Written in 1982 when a right-wing Likud government was waging a controversial war in Lebanon, “I Have No Other Land” (“Ein Li Eretz Acheret” in Hebrew) speaks of lyricist Ehud Manor’s love for Hebrew but features a pledge to “not remain silent and sing” to a country that “has changed its face.” Manor’s widow, Ofra Fuchs, said last year that the song was intended as a left-wing protest song.

Yet, like Bruce Springsteen’s “Born in the USA,” Manor’s song had such wide appeal that it transcended its own politics and was embraced by all sides — including settlers who adopted the song as an anthem against the 2005 pullout from Gaza.

Last week, New York’s haredi singer Lipa Schmeltzer sang it in Yiddish, accompanied on guitar by the song’s original composer, the Israeli musician Corinne Allal.

“You have touched my heart,” Schmeltzer, wearing a polka dot kippah, bleached sidelocks and asymmetric thick glasses, told Allal.
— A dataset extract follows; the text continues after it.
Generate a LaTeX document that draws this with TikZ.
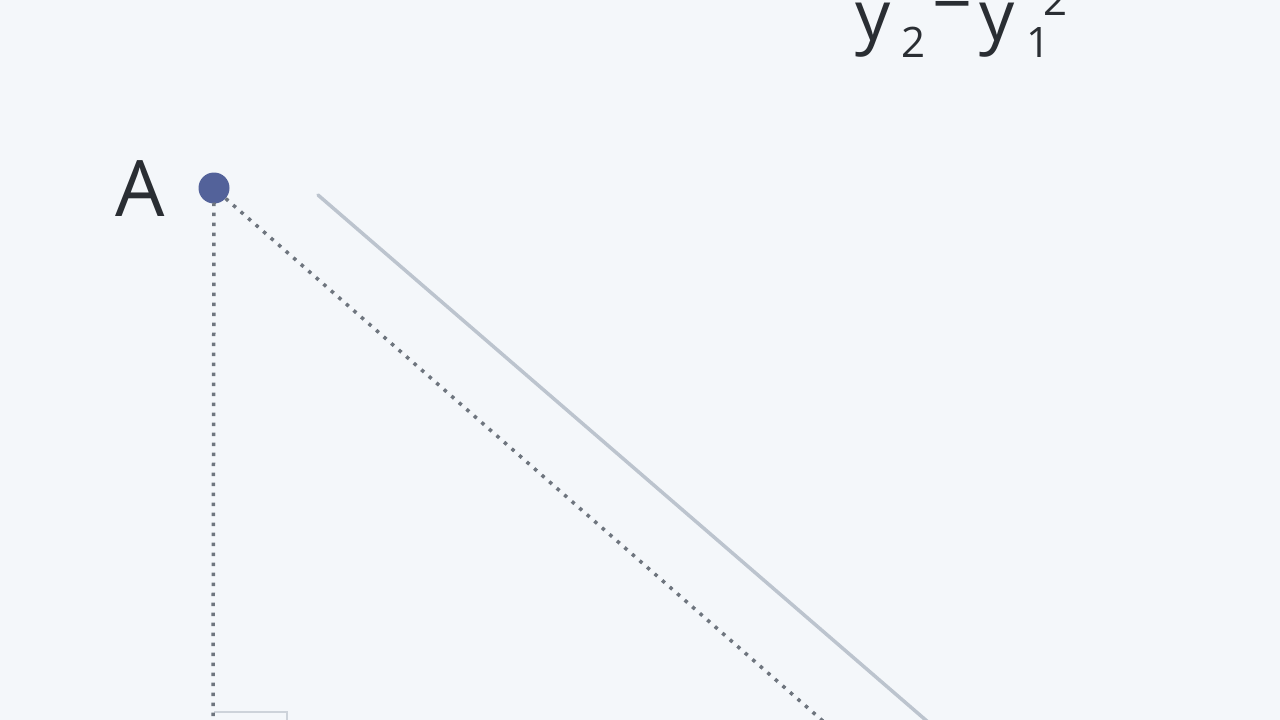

She was moved to tears by his soulful Yiddish and English-language renditions of the song.

“Meetings such as this, of people from two different poles, can truly bring unity,” said Schmeltzer, whose outlandish costumes and progressive attitudes have turned him into a sensation in some haredi circles — and a pariah in others.

The impromptu concert was held at a New York conference room during Allal’s visit in the United States as part of an initiative by the Gesher Leadership Institute and Israel’s Ministry of Diaspora Affairs. Their project aims to connect Israeli Jews with coreligionists abroad on the basis of “common ground and broad shared values regarding the Jewish people and of the state of Israel,” as Dvir Kahana, the ministry’s director, explained it.

“It’s our duty to first find every way to strengthen the peace amongst us, the Jewish people,” Schmeltzer said.